(Extracted records)
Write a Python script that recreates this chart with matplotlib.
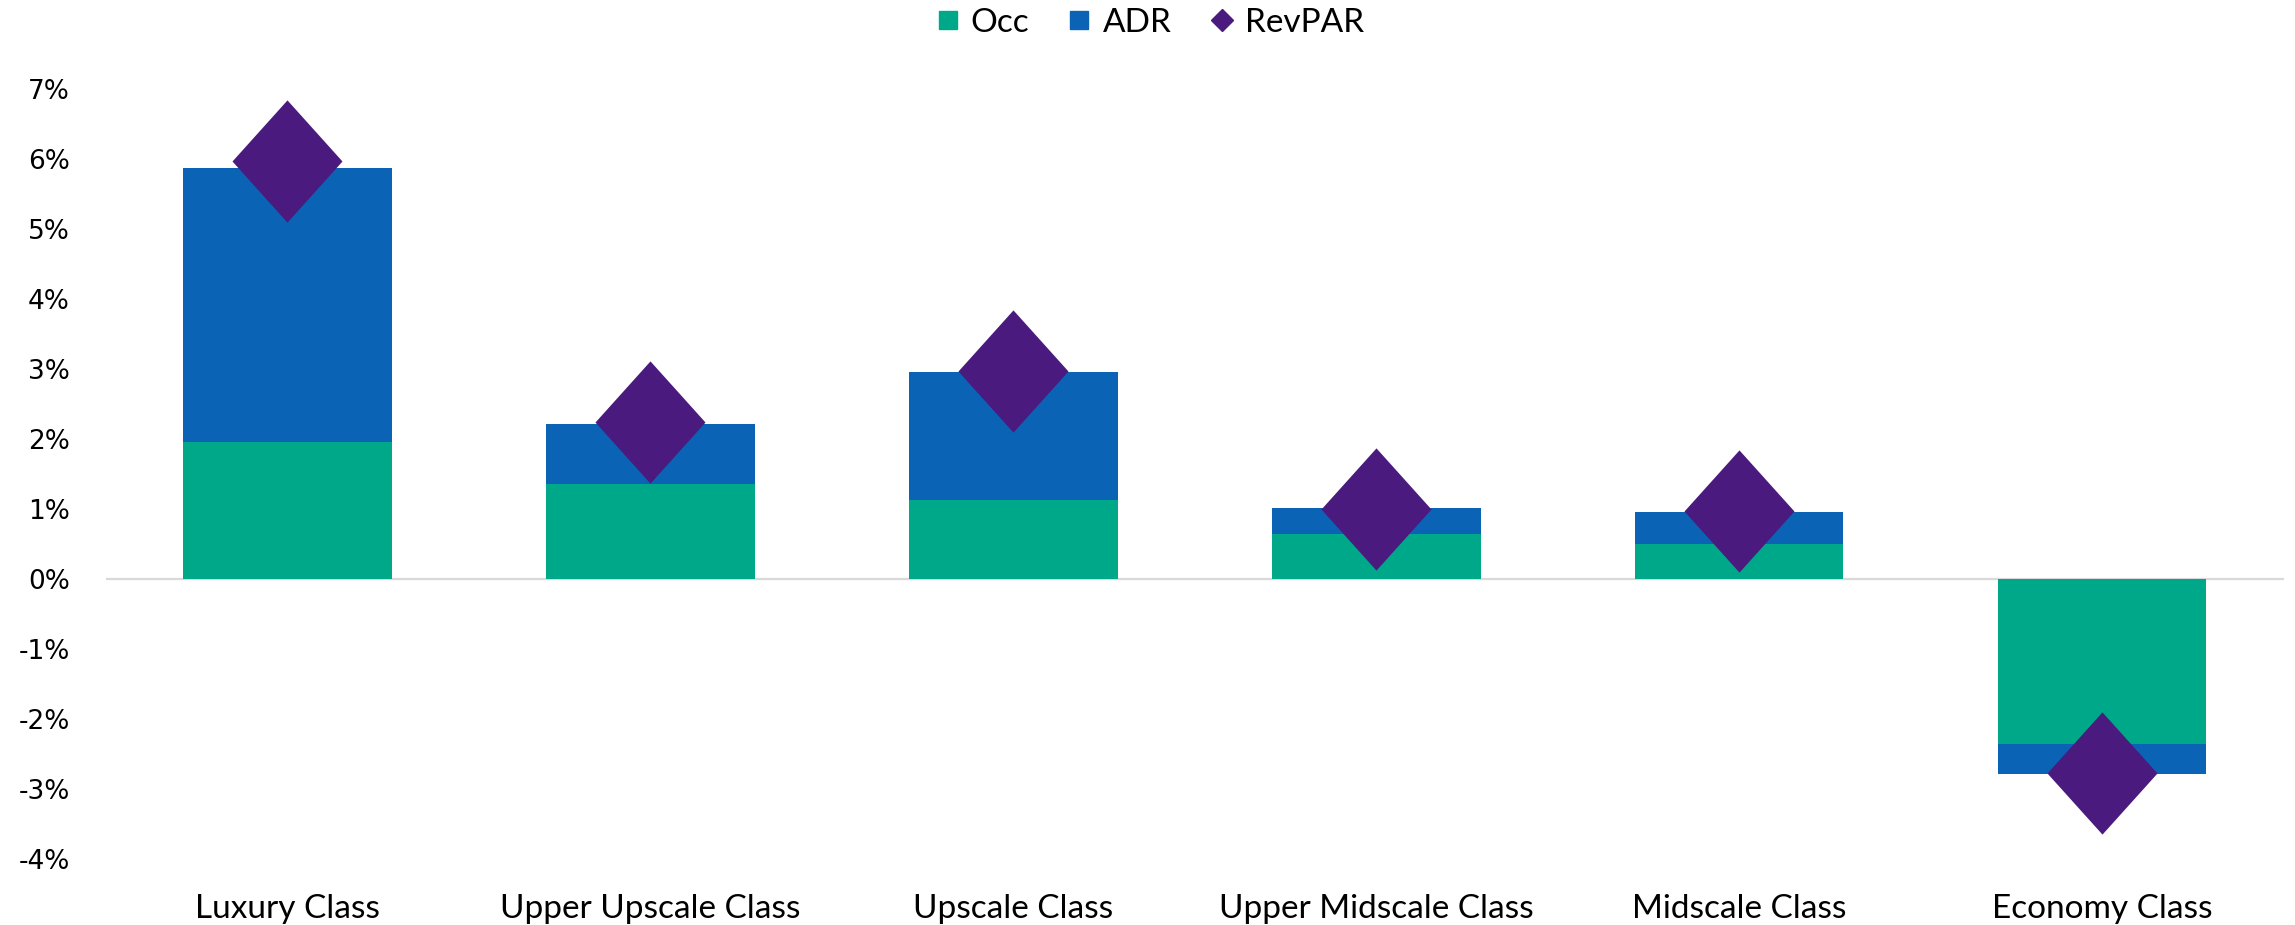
import matplotlib.pyplot as plt
from matplotlib.lines import Line2D
from matplotlib.ticker import FuncFormatter
import numpy as np

categories = ["Luxury Class", "Upper Upscale Class", "Upscale Class",
              "Upper Midscale Class", "Midscale Class", "Economy Class"]
occ = [1.96, 1.36, 1.13, 0.64, 0.50, -2.36]
adr = [3.91, 0.86, 1.82, 0.37, 0.45, -0.43]
revpar = [5.97, 2.24, 2.97, 1.00, 0.97, -2.77]

teal = "#00A88A"
blue = "#0A63B4"
purple = "#4A1A7E"

fig = plt.figure(figsize=(22.95, 9.25), dpi=100)
ax = fig.add_axes([0.0462, 0.0714, 0.9488, 0.8324])

x = np.arange(len(categories))
ax.bar(x, occ, width=0.575, color=teal, zorder=2)
ax.bar(x, adr, width=0.575, bottom=occ, color=blue, zorder=2)

diamond = [(0, 1), (0.9, 0), (0, -1), (-0.9, 0), (0, 1)]
ax.plot(x, revpar, linestyle="none", marker=diamond, markersize=88,
        color=purple, markeredgewidth=0, zorder=3)

ax.axhline(0, color="#D9D9D9", linewidth=1.6, zorder=1)

ax.set_xlim(-0.5, len(categories) - 0.5)
ax.set_ylim(-4, 7)
ax.set_yticks(range(-4, 8))
ax.yaxis.set_major_formatter(FuncFormatter(lambda v, p: f"{v:.0f}%"))
ax.set_xticks(x)
ax.set_xticklabels(categories, family="Lato", fontsize=24)
ax.tick_params(axis="x", length=0, pad=25)
ax.tick_params(axis="y", length=0, pad=26, labelsize=19)
for s in ax.spines.values():
    s.set_visible(False)

handles = [
    Line2D([], [], linestyle="none", marker="s", markersize=13, color=teal),
    Line2D([], [], linestyle="none", marker="s", markersize=13, color=blue),
    Line2D([], [], linestyle="none", marker="D", markersize=11, color=purple),
]
fig.legend(handles, ["Occ", "ADR", "RevPAR"], loc="center", bbox_to_anchor=(0.5, 0.975),
           ncol=3, frameon=False, prop={"family": "Lato", "size": 24},
           handletextpad=0.2, columnspacing=1.0, handlelength=1.0)

fig.savefig("out.png", dpi=100)
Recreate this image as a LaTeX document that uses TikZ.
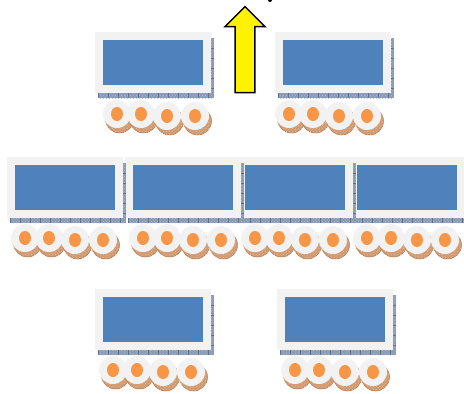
\documentclass[tikz,border=0pt]{standalone}
\usepackage{xcolor}
\usetikzlibrary{patterns,shapes.arrows,shapes.geometric}
\definecolor{deskgray}{HTML}{F2F2F2}
\definecolor{deskblue}{HTML}{4F81BD}
\definecolor{edgeblue}{HTML}{8A9BB6}
\definecolor{edgedark}{HTML}{5F7290}
\definecolor{chairorange}{HTML}{F79646}
\definecolor{chairbrown}{HTML}{D29A70}
\definecolor{chairdark}{HTML}{B5784A}
\tikzset{
    desktop/.style={fill=deskgray, minimum width=116pt, minimum height=61pt, inner sep=0pt, outer sep=0pt, anchor=north west},
    deskblock/.style={fill=deskblue, minimum width=100pt, minimum height=45pt, inner sep=0pt, outer sep=0pt},
    chairtop/.style={circle, fill=deskgray, minimum size=28pt, inner sep=0pt, outer sep=0pt},
    chairback/.style={circle, fill=chairbrown, draw=chairdark, line width=0.5pt, postaction={pattern=crosshatch dots, pattern color=chairbrown!70!white}, minimum size=28pt, inner sep=0pt, outer sep=0pt},
    chairseat/.style={ellipse, fill=chairorange, minimum width=12pt, minimum height=14pt, inner sep=0pt, outer sep=0pt},
    deskedge/.style={fill=edgeblue, postaction={pattern=crosshatch dots, pattern color=edgeblue!70!white}},
    deskticks/.style={edgedark, line width=0.6pt},
    uparrow/.style={single arrow, draw=black, fill=yellow, line width=1.5pt, shape border rotate=90, single arrow head extend=10pt, single arrow tip angle=90, minimum width=40pt, minimum height=86pt, inner sep=9pt, outer sep=0pt}
}
\newcommand{\chairat}[3]{
    \node[chairback] (#1back) at (#2+2.5,#3+5) {};
    \node[chairtop] (#1top) at (#2,#3) {};
    \node[chairseat] (#1seat) at (#1top.center) {};
}
% name, desk x, desk y, first chair x, chair y
\newcommand{\deskgroup}[5]{
    \fill[deskedge] (#2+3,#3+61) rectangle (#2+119,#3+66);
    \fill[deskedge] (#2+116,#3+6) rectangle (#2+119,#3+66);
    \foreach \tick in {0,10,...,110} {
        \draw[deskticks] (#2+3+\tick,#3+61) -- (#2+3+\tick,#3+66);
    }
    \foreach \tick in {16,26,...,56} {
        \draw[deskticks] (#2+116,#3+\tick) -- (#2+119,#3+\tick);
    }
    \node[desktop] (#1desk) at (#2,#3) {};
    \node[deskblock] (#1block) at (#1desk.center) {};
    \chairat{#1a}{#4}{#5}
    \chairat{#1b}{#4+24}{#5}
    \chairat{#1c}{#4+50}{#5+2}
    \chairat{#1d}{#4+78}{#5+2}
}
\begin{document}
\begin{tikzpicture}[x=1pt,y=-1pt]
    \useasboundingbox (0,0) rectangle (464,394);
    \clip (0,0) rectangle (464,394);

    \node[uparrow] (exit) at (245,54.5) {};
    \fill (270,0) circle (2);

    \deskgroup{ta}{95}{32}{117}{114}
    \deskgroup{tb}{275}{32}{289}{114}

    \deskgroup{md}{349}{157}{367}{238}
    \deskgroup{mc}{237}{157}{255}{238}
    \deskgroup{mb}{125}{157}{143}{238}
    \deskgroup{ma}{7}{157}{25}{238}

    \deskgroup{ba}{95}{289}{113}{370}
    \deskgroup{bb}{277}{289}{295}{370}
\end{tikzpicture}
\end{document}
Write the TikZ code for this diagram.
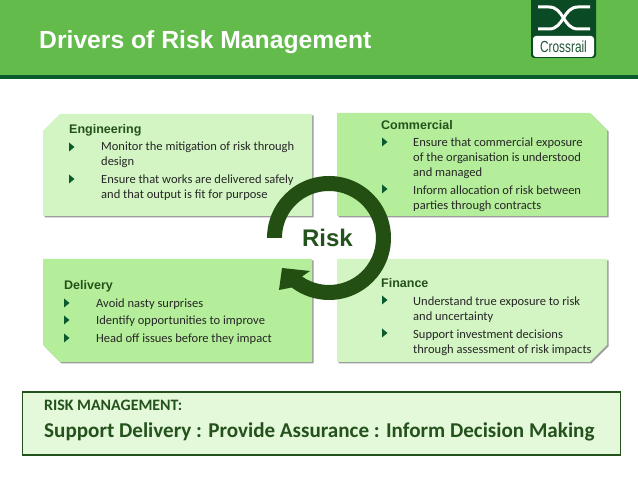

• _Task statement_: Begin at the top of the records above and retype each line exactly until the line containing "import numpy as np", which is included. Skip all pictures.

• _Response to the exercise_:
Write a Python script that recreates this chart with matplotlib.
import matplotlib.pyplot as plt
from matplotlib.lines import Line2D
from matplotlib.ticker import FuncFormatter
import numpy as np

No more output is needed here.